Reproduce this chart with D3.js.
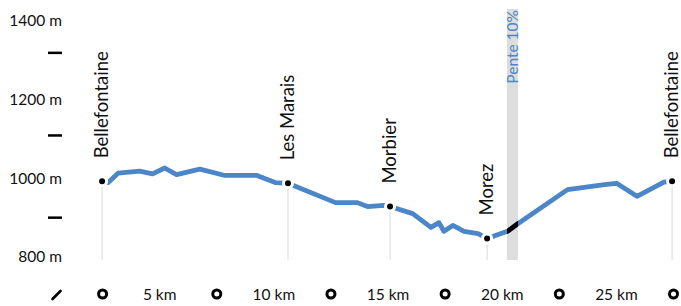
<!DOCTYPE html>
<html>
<head>
<meta charset="utf-8">
<script src="https://cdn.jsdelivr.net/npm/d3@7"></script>
<style>
    body { margin: 0; background: #fff; }
    text { font-family: Lato, "Noto Sans", sans-serif; fill: #111; }
</style>
</head>
<body>
<div id="chart"></div>
<script>
// route profile: distance (km on the axis) and elevation (m)
var distances  = [2.5, 2.77, 3.21, 4.14, 4.71, 5.24, 5.76, 6.78, 7.88, 9.28, 10.08, 10.64, 12.72, 13.68, 14.12, 14.83, 15.11, 16.1, 16.9, 17.25, 17.47, 17.86, 18.35, 18.96, 19.36, 20.28, 20.72, 22.88, 24.5, 25.03, 25.92, 27.1, 27.46];
var elevations = [991, 988, 1012, 1017, 1010, 1025, 1008, 1022, 1006, 1006, 988, 986, 937, 937, 927, 930, 927, 909, 874, 886, 864, 879, 864, 858, 846, 865, 884, 970, 983, 986, 953, 989, 991];

var placeNames = ["Bellefontaine", "Les Marais", "Morbier", "Morez", "Bellefontaine"];
var placeKm    = [2.5, 10.64, 15.11, 19.36, 27.46];
var placeElev  = [991, 986, 927, 846, 991];

var slopeLabel = "Pente 10%";
var slopeFrom  = 20.23;
var slopeTo    = 20.71;

var xTickValues = [0, 2.5, 5, 7.5, 10, 12.5, 15, 17.5, 20, 22.5, 25, 27.5];
var xTickLabels = ["/", "o", "5 km", "o", "10 km", "o", "15 km", "o", "20 km", "o", "25 km", "o"];

var yTickValues = [800, 900, 1000, 1109, 1200, 1319, 1400];
var yTickLabels = ["800 m", "", "1000 m", "", "1200 m", "", "1400 m"];

var width  = 681;
var height = 306;
var plotTop = 9;
var plotBottom = 260;

var svg = d3.select('#chart').append('svg')
    .attr('width', width)
    .attr('height', height);

var x = d3.scaleLinear().domain([0, 27.5]).range([45, 673]);
var y = d3.scaleLinear().domain([800, 1400]).range([256.5, 20.5]);

var profile = distances.map(function(d, i) { return {km: d, elev: elevations[i]}; });
var places = placeNames.map(function(n, i) { return {name: n, km: placeKm[i], elev: placeElev[i]}; });

// slope band
svg.append('rect')
    .attr('x', x(slopeFrom))
    .attr('y', plotTop)
    .attr('width', x(slopeTo) - x(slopeFrom))
    .attr('height', plotBottom - plotTop)
    .attr('fill', '#dcdddc');

svg.append('text')
    .attr('transform', 'translate(' + (x((slopeFrom + slopeTo) / 2) + 5.5) + ',' + (plotTop + 1) + ') rotate(-90)')
    .attr('text-anchor', 'end')
    .attr('font-size', 15.5)
    .style('fill', '#4a86c8')
    .text(slopeLabel);

// drop lines under the places
svg.selectAll('.drop')
    .data(places)
    .enter()
    .append('line')
    .attr('class', 'drop')
    .attr('x1', function(d) { return x(d.km); })
    .attr('x2', function(d) { return x(d.km); })
    .attr('y1', function(d) { return y(d.elev); })
    .attr('y2', plotBottom)
    .attr('stroke', '#d9d9d9')
    .attr('stroke-width', 1);

var valueline = d3.line()
    .x(function(d) { return x(d.km); })
    .y(function(d) { return y(d.elev); });

svg.append('path')
    .datum(profile)
    .attr('d', valueline)
    .attr('fill', 'none')
    .attr('stroke', '#4a86c8')
    .attr('stroke-width', 4.8)
    .attr('stroke-linejoin', 'round');

// steep part drawn black inside the band
svg.append('clipPath')
    .attr('id', 'slope-clip')
    .append('rect')
    .attr('x', x(slopeFrom))
    .attr('y', plotTop)
    .attr('width', x(slopeTo) - x(slopeFrom))
    .attr('height', plotBottom - plotTop);

svg.append('path')
    .datum(profile)
    .attr('d', valueline)
    .attr('clip-path', 'url(#slope-clip)')
    .attr('fill', 'none')
    .attr('stroke', '#000')
    .attr('stroke-width', 4.8);

svg.selectAll('.dot')
    .data(places)
    .enter()
    .append('circle')
    .attr('class', 'dot')
    .attr('cx', function(d) { return x(d.km); })
    .attr('cy', function(d) { return y(d.elev); })
    .attr('r', 4.5)
    .attr('fill', '#000')
    .attr('stroke', '#fff')
    .attr('stroke-width', 3);

svg.selectAll('.place')
    .data(places)
    .enter()
    .append('text')
    .attr('class', 'place')
    .attr('transform', function(d) {
        return 'translate(' + (x(d.km) + 6) + ',' + (y(d.elev) - 23) + ') rotate(-90)';
    })
    .attr('font-size', 18.5)
    .text(function(d) { return d.name; });

// y axis
var yAxis = svg.append('g')
    .attr('transform', 'translate(62,0)')
    .call(d3.axisLeft(y).tickValues(yTickValues).tickSize(0)
        .tickFormat(function(d, i) { return yTickLabels[i]; }));
yAxis.select('.domain').remove();
yAxis.selectAll('text')
    .attr('x', 0)
    .attr('dy', '0.35em')
    .attr('font-size', 15.5)
    .style('font-family', 'Lato, "Noto Sans", sans-serif')
    .style('fill', '#111');
yAxis.selectAll('.tick')
    .filter(function(d, i) { return yTickLabels[i] === ''; })
    .append('line')
    .attr('x1', -14)
    .attr('x2', 0)
    .attr('stroke', '#000')
    .attr('stroke-width', 2.5);

// x axis
var xAxis = svg.append('g')
    .attr('transform', 'translate(0,284)')
    .call(d3.axisBottom(x).tickValues(xTickValues).tickSize(0)
        .tickFormat(function(d, i) { return (xTickLabels[i] === 'o' || xTickLabels[i] === '/') ? '' : xTickLabels[i]; }));
xAxis.select('.domain').remove();
xAxis.selectAll('text')
    .attr('y', 5)
    .attr('font-size', 15.5)
    .style('font-family', 'Lato, "Noto Sans", sans-serif')
    .style('fill', '#111');
xAxis.selectAll('.tick')
    .filter(function(d, i) { return xTickLabels[i] === 'o'; })
    .append('circle')
    .attr('cy', 10)
    .attr('r', 4)
    .attr('fill', 'none')
    .attr('stroke', '#000')
    .attr('stroke-width', 3);
xAxis.selectAll('.tick')
    .filter(function(d, i) { return xTickLabels[i] === '/'; })
    .append('line')
    .attr('x1', 7)
    .attr('y1', 15)
    .attr('x2', 15)
    .attr('y2', 7)
    .attr('stroke', '#000')
    .attr('stroke-width', 2.6)
    .attr('stroke-linecap', 'round');
</script>
</body>
</html>
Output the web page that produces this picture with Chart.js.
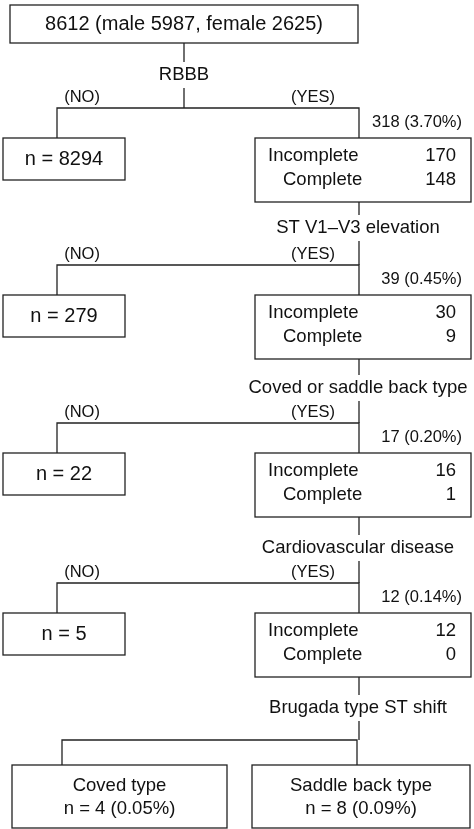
<!DOCTYPE html>
<html><head><meta charset="utf-8">
<script src="https://cdn.jsdelivr.net/npm/chart.js"></script>
<style>html,body{margin:0;padding:0;background:#fff}canvas{display:block}</style>
</head><body><canvas id="c" width="474" height="829"></canvas>
<script>
const rootLabel = "8612 (male 5987, female 2625)";
const criteria = ["RBBB", "ST V1\u2013V3 elevation", "Coved or saddle back type", "Cardiovascular disease"];
const yesLabels = ["318 (3.70%)", "39 (0.45%)", "17 (0.20%)", "12 (0.14%)"];
const noCounts = ["n = 8294", "n = 279", "n = 22", "n = 5"];
const incompleteCounts = [170, 30, 16, 12];
const completeCounts = [148, 9, 1, 0];
const finalCriterion = "Brugada type ST shift";
const finalTitles = ["Coved type", "Saddle back type"];
const finalCounts = ["n = 4 (0.05%)", "n = 8 (0.09%)"];

const stageLabelY = [75, 228, 388, 548];
const boxTop = [138, 295, 453, 613];
const FONT = '18.5px "Liberation Sans", Arial, sans-serif';
const BIG = '20px "Liberation Sans", Arial, sans-serif';
const SMALL = '16.5px "Liberation Sans", Arial, sans-serif';

const flowPlugin = {
  id: 'flow',
  afterDraw(chart) {
    const c = chart.ctx, xs = chart.scales.x, ys = chart.scales.y;
    const X = v => xs.getPixelForValue(v), Y = v => ys.getPixelForValue(v);
    c.save();
    c.strokeStyle = '#222'; c.lineWidth = 1.3; c.fillStyle = '#111';
    c.textBaseline = 'middle';
    const rect = (x1, y1, x2, y2) => c.strokeRect(X(x1), Y(y1), X(x2) - X(x1), Y(y2) - Y(y1));
    const line = pts => { c.beginPath(); pts.forEach((p, i) => i ? c.lineTo(X(p[0]), Y(p[1])) : c.moveTo(X(p[0]), Y(p[1]))); c.stroke(); };
    const text = (t, x, y, al, f) => { c.font = f || FONT; c.textAlign = al || 'center'; c.fillText(t, X(x), Y(y)); };

    rect(10, 5, 358, 43);
    text(rootLabel, 184, 24, 'center', BIG);
    line([[184, 43], [184, 62]]);

    criteria.forEach((lab, i) => {
      const bt = boxTop[i], hy = bt - 30;
      const lx = i === 0 ? 184 : 359;
      text(lab, i === 0 ? 184 : 358, stageLabelY[i]);
      line([[lx, stageLabelY[i] + 13], [lx, hy]]);
      line([[57, bt], [57, hy], [359, hy], [359, bt]]);
      text('(NO)', 82, hy - 11, 'center', SMALL);
      text('(YES)', 313, hy - 11, 'center', SMALL);
      text(yesLabels[i], 462, bt - 16, 'right', SMALL);
      rect(3, bt, 125, bt + 42);
      text(noCounts[i], 64, bt + 21, 'center', BIG);
      rect(255, bt, 471, bt + 64);
      text('Incomplete', 268, bt + 18, 'left');
      text(String(incompleteCounts[i]), 456, bt + 18, 'right');
      text('Complete', 283, bt + 42, 'left');
      text(String(completeCounts[i]), 456, bt + 42, 'right');
      const nextY = i < criteria.length - 1 ? stageLabelY[i + 1] - 13 : 695;
      line([[359, bt + 64], [359, nextY]]);
    });

    text(finalCriterion, 358, 708);
    line([[359, 721], [359, 740]]);
    line([[62, 765], [62, 740], [357, 740], [357, 765]]);
    const fb = [[12, 227], [252, 470]];
    fb.forEach((b, i) => {
      rect(b[0], 765, b[1], 828);
      text(finalTitles[i], (b[0] + b[1]) / 2, 786);
      text(finalCounts[i], (b[0] + b[1]) / 2, 809);
    });
    c.restore();
  }
};

new Chart(document.getElementById('c'), {
  type: 'scatter',
  data: { datasets: [{ data: [], pointRadius: 0 }] },
  options: {
    responsive: false, animation: false,
    layout: { padding: 0 },
    plugins: { legend: { display: false }, tooltip: { enabled: false } },
    scales: {
      x: { type: 'linear', min: 0, max: 474, display: false },
      y: { type: 'linear', min: 0, max: 829, reverse: true, display: false }
    }
  },
  plugins: [flowPlugin]
});
</script></body></html>
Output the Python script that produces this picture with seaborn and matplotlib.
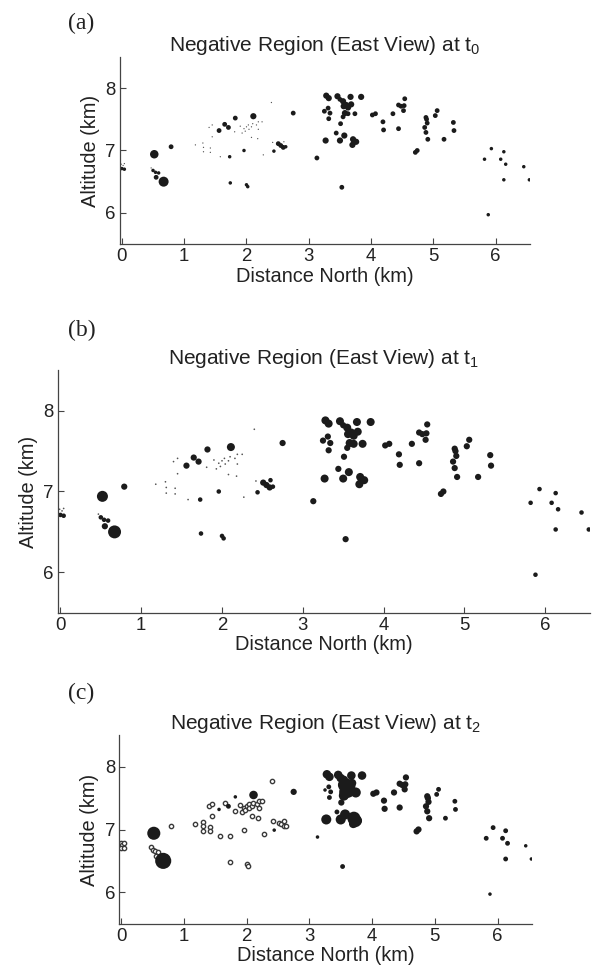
import numpy as np
import pandas as pd
import seaborn as sns
import matplotlib
matplotlib.use("Agg")
import matplotlib.pyplot as plt

# ---------------- data ----------------
# source positions (km)
x_km = [-0.01, 0.02, 0.04, 0.00, 0.04, 0.47, 0.50, 0.54, 0.59, 0.55,
        0.52, 0.67, 0.79,
        1.18, 1.30, 1.31, 1.31, 1.42, 1.42, 1.45, 1.40, 1.45, 1.58,
        1.56, 1.65, 1.71, 1.82, 1.73, 1.74, 1.96, 2.00, 2.02, 2.11,
        1.81, 1.90, 1.93, 1.96, 1.98, 2.00, 2.03, 2.04, 2.08, 2.10,
        2.16, 2.19, 2.25, 2.19, 2.08, 2.18, 2.27, 2.40,
        2.44, 2.42, 2.51, 2.55, 2.59, 2.60, 2.63,
        2.75, 3.13, 3.27,
        3.28, 3.32, 3.25, 3.31, 3.34, 3.32, 3.44, 3.46, 3.50, 3.55,
        3.67, 3.84, 3.56, 3.60, 3.63, 3.68, 3.58, 3.63, 3.74, 3.55,
        3.51, 3.50, 3.57, 3.71, 3.73, 3.76, 3.70, 3.53,
        4.02, 4.07, 4.19, 4.20, 4.35, 4.44, 4.48, 4.52, 4.53, 4.54,
        4.44, 4.71, 4.74, 4.88, 4.89, 4.90, 4.86, 4.88, 4.91,
        5.03, 5.06, 5.17, 5.32, 5.33,
        5.82, 5.93, 6.08, 6.13, 6.16, 6.13, 5.88, 6.45, 6.54]
alt_km = [6.78, 6.76, 6.79, 6.71, 6.70, 6.72, 6.68, 6.65, 6.64, 6.57,
          6.94, 6.50, 7.06,
          7.09, 7.12, 7.05, 6.98, 7.04, 6.97, 7.22, 7.37, 7.41, 6.90,
          7.32, 7.42, 7.37, 7.52, 6.90, 6.48, 7.00, 6.45, 6.42, 7.55,
          7.30, 7.39, 7.28, 7.35, 7.31, 7.38, 7.41, 7.34, 7.38, 7.43,
          7.41, 7.46, 7.46, 7.34, 7.21, 7.19, 6.93, 7.77,
          6.99, 7.13, 7.11, 7.08, 7.05, 7.14, 7.06,
          7.60, 6.88, 7.16,
          7.88, 7.84, 7.63, 7.68, 7.60, 7.51, 7.28, 7.87, 7.82, 7.79,
          7.86, 7.86, 7.71, 7.73, 7.69, 7.74, 7.60, 7.59, 7.59, 7.54,
          7.43, 7.16, 7.24, 7.18, 7.14, 7.14, 7.09, 6.41,
          7.57, 7.59, 7.46, 7.33, 7.59, 7.73, 7.71, 7.64, 7.72, 7.83,
          7.35, 6.97, 7.00, 7.53, 7.50, 7.44, 7.37, 7.29, 7.18,
          7.56, 7.64, 7.18, 7.45, 7.32,
          6.86, 7.03, 6.86, 6.98, 6.78, 6.53, 5.97, 6.74, 6.53]
# marker-size class of every source at t0, t1, t2
size_t0 = [0, 0, 0, 1, 1, 0, 1, 1, 1, 2,
           4, 5, 2,
           0, 0, 0, 0, 0, 0, 0, 0, 0, 0,
           2, 2, 2, 2, 1, 1, 1, 1, 1, 3,
           0, 0, 0, 0, 0, 0, 0, 0, 0, 0,
           0, 0, 0, 0, 0, 0, 0, 0,
           1, 0, 2, 2, 2, 0, 1,
           2, 2, 3,
           3, 3, 2, 2, 2, 2, 2, 3, 2, 3,
           3, 3, 3, 3, 3, 3, 3, 2, 2, 2,
           2, 3, 3, 3, 3, 3, 3, 2,
           2, 2, 2, 2, 2, 2, 2, 2, 2, 2,
           2, 2, 2, 2, 2, 2, 2, 2, 2,
           2, 2, 2, 2, 2,
           1, 1, 1, 1, 1, 1, 1, 1, 1]
size_t1 = [0, 0, 0, 1, 1, 0, 1, 1, 1, 2,
           4, 5, 2,
           0, 0, 0, 0, 0, 0, 0, 0, 0, 0,
           2, 2, 2, 2, 1, 1, 1, 1, 1, 3,
           0, 0, 0, 0, 0, 0, 0, 0, 0, 0,
           0, 0, 0, 0, 0, 0, 0, 0,
           1, 0, 2, 2, 2, 1, 1,
           2, 2, 3,
           3, 3, 2, 2, 2, 2, 2, 3, 2, 3,
           3, 3, 3, 3, 3, 3, 3, 3, 3, 2,
           2, 3, 3, 3, 3, 3, 3, 2,
           2, 2, 2, 2, 2, 2, 2, 2, 2, 2,
           2, 2, 2, 2, 2, 2, 2, 2, 2,
           2, 2, 2, 2, 2,
           1, 1, 1, 1, 1, 1, 1, 1, 1]
size_t2 = [2, 2, 2, 2, 2, 2, 2, 2, 2, 2,
           6, 7, 2,
           2, 2, 2, 2, 2, 2, 2, 2, 2, 2,
           1, 2, 2, 1, 2, 2, 2, 2, 2, 4,
           2, 2, 2, 2, 2, 2, 2, 2, 2, 2,
           2, 2, 2, 2, 2, 2, 2, 2,
           1, 2, 2, 2, 2, 2, 2,
           3, 1, 5,
           4, 4, 1, 2, 2, 2, 2, 4, 4, 4,
           4, 4, 6, 5, 6, 4, 6, 5, 5, 5,
           3, 5, 5, 6, 6, 5, 4, 2,
           3, 3, 3, 3, 3, 3, 3, 3, 3, 3,
           3, 3, 3, 3, 3, 3, 3, 3, 3,
           2, 2, 2, 2, 2,
           2, 2, 2, 2, 2, 2, 1, 1, 1]
# 1 = drawn as an open circle at t2
open_t2 = [1, 1, 1, 1, 1, 1, 1, 1, 1, 1,
           0, 0, 1,
           1, 1, 1, 1, 1, 1, 1, 1, 1, 1,
           0, 1, 0, 0, 1, 1, 1, 1, 1, 0,
           1, 1, 1, 1, 1, 1, 1, 1, 1, 1,
           1, 1, 1, 1, 1, 1, 1, 1,
           0, 1, 1, 1, 1, 1, 1,
           0, 0, 0,
           0, 0, 0, 0, 0, 0, 0, 0, 0, 0,
           0, 0, 0, 0, 0, 0, 0, 0, 0, 0,
           0, 0, 0, 0, 0, 0, 0, 0,
           0, 0, 0, 0, 0, 0, 0, 0, 0, 0,
           0, 0, 0, 0, 0, 0, 0, 0, 0,
           0, 0, 0, 0, 0,
           0, 0, 0, 0, 0, 0, 0, 0, 0]
panel_letters = ["(a)", "(b)", "(c)"]
time_labels = ["0", "1", "2"]
x_ticks = [0, 1, 2, 3, 4, 5, 6]
y_ticks = [6, 7, 8]

df = pd.DataFrame({"x": x_km, "z": alt_km, "s0": size_t0, "s1": size_t1,
                   "s2": size_t2, "open2": open_t2})

# ---------------- style ----------------
sns.set_style("ticks")
plt.rcParams["font.family"] = ["Liberation Sans", "DejaVu Sans"]
plt.rcParams["mathtext.fontset"] = "custom"
plt.rcParams["mathtext.rm"] = "Liberation Sans"
plt.rcParams["mathtext.it"] = "Liberation Sans"

W, H = 593, 977
fig = plt.figure(figsize=(W / 100, H / 100), dpi=100)

DIAM = {0: 1.3, 1: 3.5, 2: 4.8, 3: 6.2, 4: 8.5, 5: 10.0, 6: 13.0, 7: 16.0}
DOT = "#1b1b1b"

# axes boxes in pixels: left, top, right, bottom
boxes = [(120, 57, 530, 244), (58, 370.3, 589.6, 612.7), (119.3, 735.4, 532, 923.6)]
letter_y = [23, 330, 693]


def sizes_for(scale):
    return {k: (0.72 * d * scale) ** 2 for k, d in DIAM.items()}


for i, (l, t, r, b) in enumerate(boxes):
    ax = fig.add_axes([l / W, 1 - b / H, (r - l) / W, (b - t) / H])
    scale = ((r - l) / 6.58) / 62.3
    col = "s%d" % i
    sz = sizes_for(scale)
    if i < 2:
        tiny = df[df[col] == 0]
        rest = df[df[col] > 0]
        sns.scatterplot(data=tiny, x="x", y="z", s=sz[0], color="#555555",
                        edgecolor="none", linewidth=0, legend=False, ax=ax)
        sns.scatterplot(data=rest, x="x", y="z", size=col, sizes=sz,
                        color=DOT, edgecolor="none", linewidth=0,
                        legend=False, ax=ax)
    else:
        opn = df[df["open2"] == 1]
        fil = df[df["open2"] == 0]
        sns.scatterplot(data=opn, x="x", y="z", s=(0.72 * 4.3) ** 2,
                        color="white", edgecolor="#3a3a3a", linewidth=1.0,
                        legend=False, ax=ax)
        sns.scatterplot(data=fil, x="x", y="z", size=col, sizes=sz,
                        color=DOT, edgecolor="none", linewidth=0,
                        legend=False, ax=ax)
    ax.set_xlim(-0.03, 6.55)
    ax.set_ylim(5.5, 8.5)
    ax.set_xticks(x_ticks)
    ax.set_yticks(y_ticks)
    sns.despine(ax=ax)
    for sp in ("left", "bottom"):
        ax.spines[sp].set_linewidth(0.9)
        ax.spines[sp].set_color("#444444")
    ax.tick_params(direction="in", length=4, width=0.8, color="#444444",
                   labelsize=13.4, labelcolor="#222222", pad=3)
    ax.set_xlabel("Distance North (km)", fontsize=14.4, color="#222222",
                  labelpad=1)
    ax.set_ylabel("Altitude (km)", fontsize=14.4, color="#222222", labelpad=4)
    ax.set_title(r"Negative Region (East View) at t$_{%s}$" % time_labels[i],
                 fontsize=15, color="#222222", pad=3)
    fig.text(68 / W, 1 - letter_y[i] / H, panel_letters[i],
             family="Liberation Serif", fontsize=17, color="#222222",
             ha="left", va="center")

fig.savefig("out.png", dpi=100)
• • • •
• _GIVEN TASK_: In the listing, find every line containing the word "this" and list it.

• _COMPLETED EXERCISE_:
Reproduce this chart with D3.js.
Output the web page that produces this picture with Chart.js.
Output the Python script that produces this picture with seaborn and matplotlib.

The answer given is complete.